The agreement provides CMR with rights to a sedimentary-hosted copper deposit situated merely 50 meters beneath the surface. The company’s board expresses optimism regarding this project, citing its potential to represent a significant new mineral discovery.
Initial exploration targets estimate the presence of between 150,000 and 200,000 tons of contained copper, with a copper equivalent grade of 1.2%. Preparations for drilling are already in progress, including the acquisition of a diamond drill rig scheduled for transport from Canada. This equipment is expected to facilitate the commencement of drilling shortly.
Of the total investment, £825,000 has been allocated as equity through the issuance of 56.9 million new shares priced at 1.45 pence each. The remaining £500,000 has been provided as a convertible loan, accruing interest at 5% and also convertible at the same share price.
The project benefits from extensive preliminary work, including trenching, scout drilling, and metallurgical testing, alongside a feasibility study. Plans are in place for a copper flotation plant capable of processing 1,000 tons per day, intended to operate concurrently with ongoing resource delineation efforts.

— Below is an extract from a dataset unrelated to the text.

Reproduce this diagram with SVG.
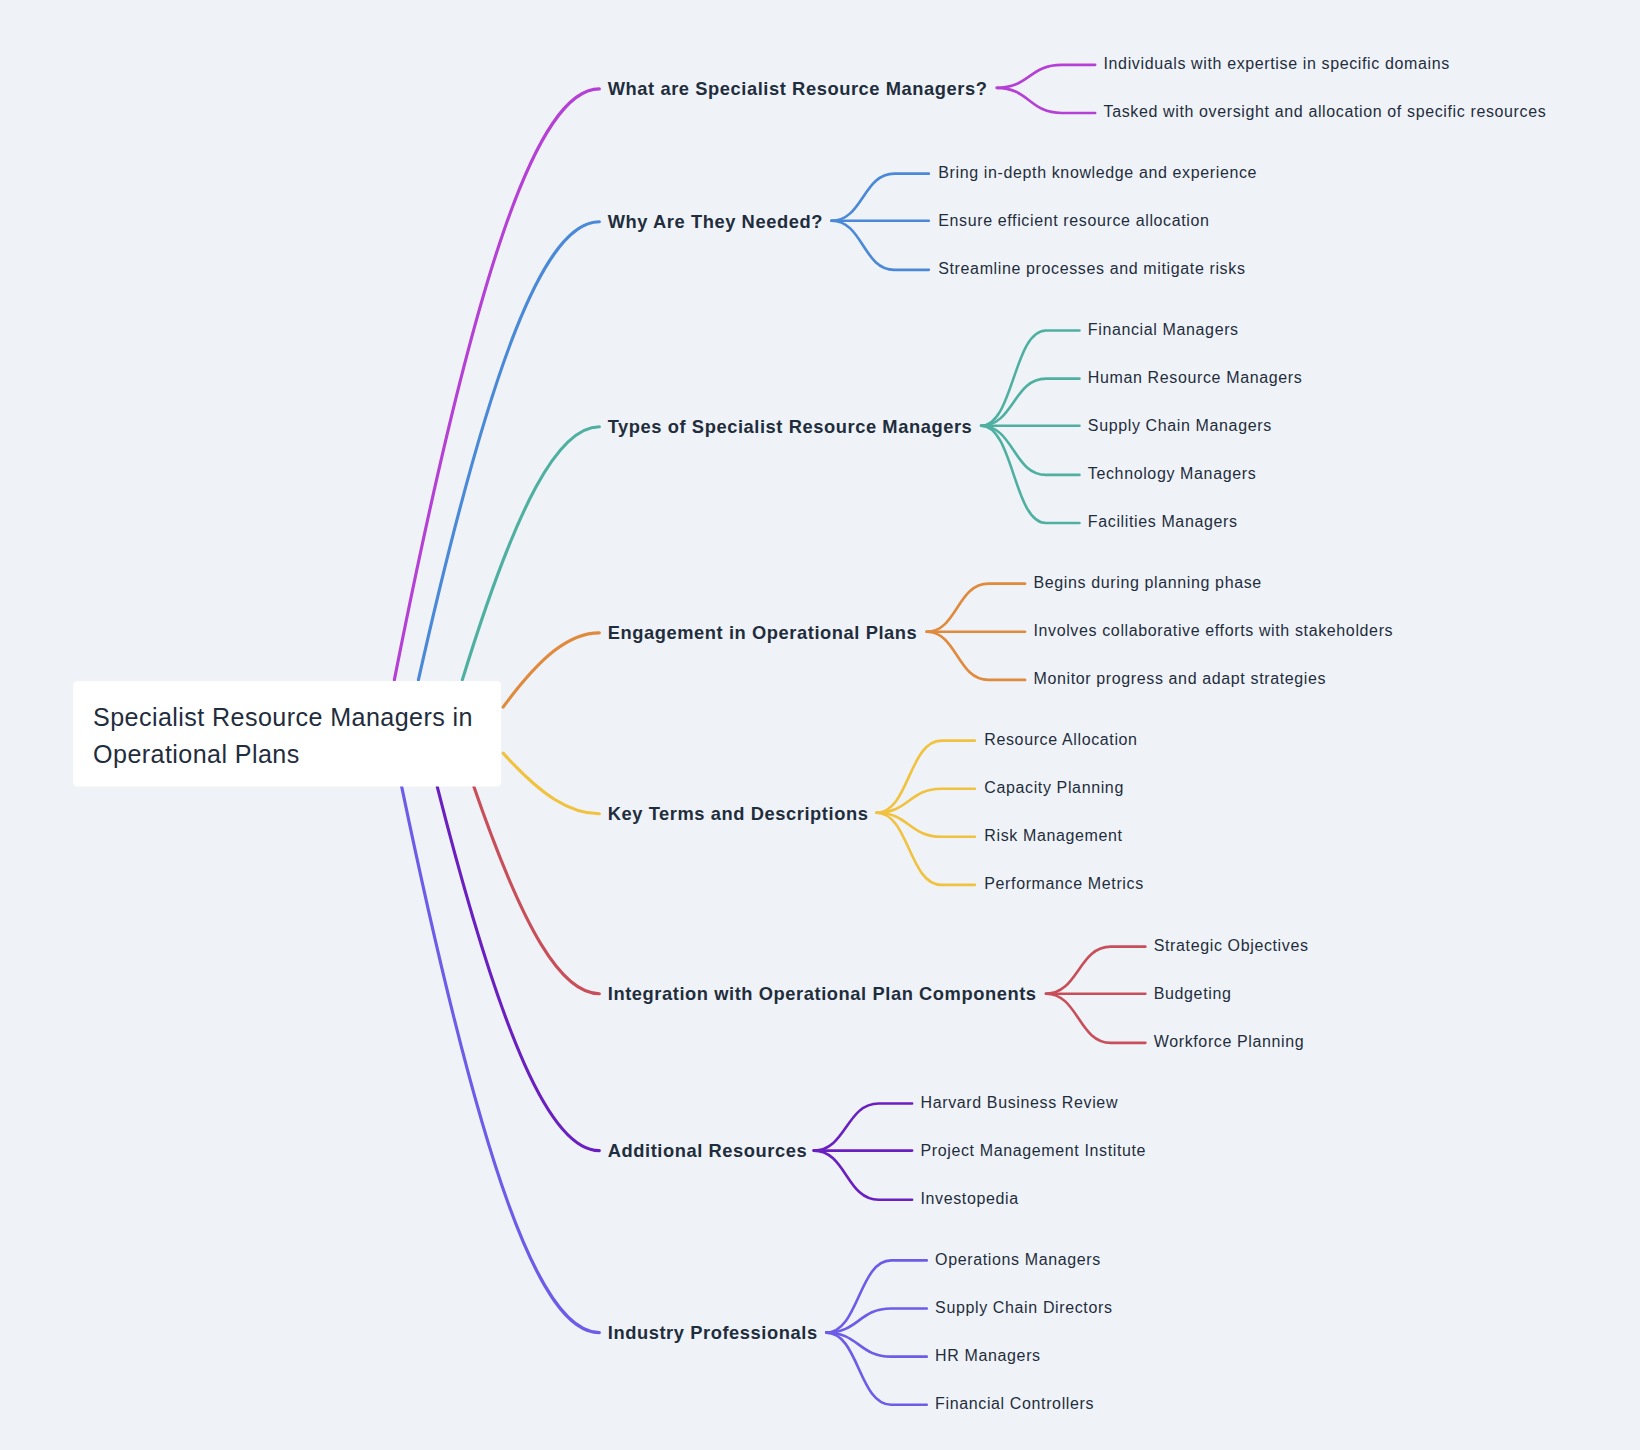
<svg xmlns="http://www.w3.org/2000/svg" width="1640" height="1450" viewBox="0 0 1640 1450">
<style>
.m{fill:none;stroke-width:3;stroke-linecap:round}
.c{fill:none;stroke-width:2.5;stroke-linecap:round}
.p{font-family:"Liberation Sans",Arial,sans-serif;font-weight:bold;font-size:17.5px;letter-spacing:0.55px;fill:#1f2d3d;dominant-baseline:central}
.t{font-family:"Liberation Sans",Arial,sans-serif;font-size:15.3px;letter-spacing:0.6px;fill:#1f2d3d;dominant-baseline:central}
.r{font-family:"Liberation Sans",Arial,sans-serif;font-size:24px;letter-spacing:0.4px;fill:#1f2d3d}
</style>
<rect width="1640" height="1450" fill="#eff3f7"/>
<g transform="scale(1.046)">
<g id="connectors">
<path class="m" stroke="#b540d6" d="M377 650 C455 255 514 85 573 85"/>
<path class="m" stroke="#4a88d8" d="M400 650 C469 343 521 212 573 212"/>
<path class="m" stroke="#4fb0a2" d="M442 650 C494 481 534 408 573 408"/>
<path class="m" stroke="#e08a3e" d="M481 676 C518 626 545 605 573 605"/>
<path class="m" stroke="#f0c23f" d="M481 720 C518 761 545 778 573 778"/>
<path class="m" stroke="#c84e5a" d="M453 752 C501 891 537 950 573 950"/>
<path class="m" stroke="#6a1fc0" d="M418 752 C480 996 527 1100 573 1100"/>
<path class="m" stroke="#6c5ce7" d="M384 752 C460 1117 516 1274 573 1274"/>
<g stroke="#b540d6">
<path class="c" d="M953 84 C984 84 984 62 1015 62 L1047 62"/>
<path class="c" d="M953 84 C984 84 984 108 1015 108 L1047 108"/>
</g>
<g stroke="#4a88d8">
<path class="c" d="M795 211 C825 211 825 166 855 166 L888 166"/>
<path class="c" d="M795 211 L888 211"/>
<path class="c" d="M795 211 C825 211 825 258 855 258 L888 258"/>
</g>
<g stroke="#4fb0a2">
<path class="c" d="M938 407 C969 407 969 316 1000 316 L1032 316"/>
<path class="c" d="M938 407 C969 407 969 362 1000 362 L1032 362"/>
<path class="c" d="M938 407 L1032 407"/>
<path class="c" d="M938 407 C969 407 969 454 1000 454 L1032 454"/>
<path class="c" d="M938 407 C969 407 969 500 1000 500 L1032 500"/>
</g>
<g stroke="#e08a3e">
<path class="c" d="M886 604 C915 604 915 558 945 558 L980 558"/>
<path class="c" d="M886 604 L980 604"/>
<path class="c" d="M886 604 C915 604 915 650 945 650 L980 650"/>
</g>
<g stroke="#f0c23f">
<path class="c" d="M838 777 C869 777 869 708 900 708 L932 708"/>
<path class="c" d="M838 777 C869 777 869 754 900 754 L932 754"/>
<path class="c" d="M838 777 C869 777 869 800 900 800 L932 800"/>
<path class="c" d="M838 777 C869 777 869 846 900 846 L932 846"/>
</g>
<g stroke="#c84e5a">
<path class="c" d="M1000 950 C1031 950 1031 905 1062 905 L1095 905"/>
<path class="c" d="M1000 950 L1095 950"/>
<path class="c" d="M1000 950 C1031 950 1031 997 1062 997 L1095 997"/>
</g>
<g stroke="#6a1fc0">
<path class="c" d="M778 1100 C809 1100 809 1055 840 1055 L872 1055"/>
<path class="c" d="M778 1100 L872 1100"/>
<path class="c" d="M778 1100 C809 1100 809 1147 840 1147 L872 1147"/>
</g>
<g stroke="#6c5ce7">
<path class="c" d="M790 1274 C821 1274 821 1205 852 1205 L886 1205"/>
<path class="c" d="M790 1274 C821 1274 821 1251 852 1251 L886 1251"/>
<path class="c" d="M790 1274 C821 1274 821 1297 852 1297 L886 1297"/>
<path class="c" d="M790 1274 C821 1274 821 1343 852 1343 L886 1343"/>
</g>
</g>
<g id="root"><rect x="70" y="651" width="409" height="101" rx="4" fill="#ffffff"/>
<text class="r" x="89" y="694">Specialist Resource Managers in</text>
<text class="r" x="89" y="729">Operational Plans</text></g>
<g id="n1"><text class="p" x="581" y="85">What are Specialist Resource Managers?</text>
<text class="t" x="1055" y="61">Individuals with expertise in specific domains</text>
<text class="t" x="1055" y="107">Tasked with oversight and allocation of specific resources</text></g>
<g id="n2"><text class="p" x="581" y="212">Why Are They Needed?</text>
<text class="t" x="897" y="165">Bring in-depth knowledge and experience</text>
<text class="t" x="897" y="211">Ensure efficient resource allocation</text>
<text class="t" x="897" y="257">Streamline processes and mitigate risks</text></g>
<g id="n3"><text class="p" x="581" y="408">Types of Specialist Resource Managers</text>
<text class="t" x="1040" y="315">Financial Managers</text>
<text class="t" x="1040" y="361">Human Resource Managers</text>
<text class="t" x="1040" y="407">Supply Chain Managers</text>
<text class="t" x="1040" y="453">Technology Managers</text>
<text class="t" x="1040" y="499">Facilities Managers</text></g>
<g id="n4"><text class="p" x="581" y="605">Engagement in Operational Plans</text>
<text class="t" x="988" y="557">Begins during planning phase</text>
<text class="t" x="988" y="603">Involves collaborative efforts with stakeholders</text>
<text class="t" x="988" y="649">Monitor progress and adapt strategies</text></g>
<g id="n5"><text class="p" x="581" y="778">Key Terms and Descriptions</text>
<text class="t" x="941" y="707">Resource Allocation</text>
<text class="t" x="941" y="753">Capacity Planning</text>
<text class="t" x="941" y="799">Risk Management</text>
<text class="t" x="941" y="845">Performance Metrics</text></g>
<g id="n6"><text class="p" x="581" y="950">Integration with Operational Plan Components</text>
<text class="t" x="1103" y="904">Strategic Objectives</text>
<text class="t" x="1103" y="950">Budgeting</text>
<text class="t" x="1103" y="996">Workforce Planning</text></g>
<g id="n7"><text class="p" x="581" y="1100">Additional Resources</text>
<text class="t" x="880" y="1054">Harvard Business Review</text>
<text class="t" x="880" y="1100">Project Management Institute</text>
<text class="t" x="880" y="1146">Investopedia</text></g>
<g id="n8"><text class="p" x="581" y="1274">Industry Professionals</text>
<text class="t" x="894" y="1204">Operations Managers</text>
<text class="t" x="894" y="1250">Supply Chain Directors</text>
<text class="t" x="894" y="1296">HR Managers</text>
<text class="t" x="894" y="1342">Financial Controllers</text></g>
</g>
</svg>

CMR emphasizes that the deposit’s shallow depth and its advantageous location relative to existing infrastructure—including roads, power lines, and water sources—are likely to minimize both development and operational expenses.
Russell Tucker, who has recently joined CMR’s board as a non-executive director, remarked on the deposit’s favorable characteristics, noting parallels with other enduring, low-cost copper operations. He highlighted the potential for renewable energy sources, particularly solar, to power the mining operations.
Chief Executive Officer Charlie Long expressed enthusiasm for the project, stating that despite exploring multiple copper-silver ventures, this particular deposit has always remained the primary focus.
This latest joint venture follows CMR’s successful funding round in March, during which the company secured a £2.5 million investment from Gilini Holdings to support its Moroccan activities. The initial payment of £425,000 was received, with additional payments scheduled for later in 2025 and early 2026.
Morocco is rich in untapped critical mineral reserves essential for the clean energy transition. Recent studies suggest the country possesses significant quantities of materials vital for lithium-ion batteries, including substantial reserves of phosphates, manganese, cobalt, nickel, and copper. There is also growing interest in the exploration of rare earth elements within the country.
The Office of Hydrocarbons and Mines (ONHYM) has been intensifying its exploration initiatives, with 44 projects conducted in 2024 focusing on strategic materials throughout Morocco's most promising regions. ONHYM has identified three primary types of rare earth deposits, indicating a robust potential for future mineral extraction.
On Friday, following the announcement of the joint venture, shares in Critical Mineral Resources saw a notable increase of 13%, rising to 1.30 pence in London.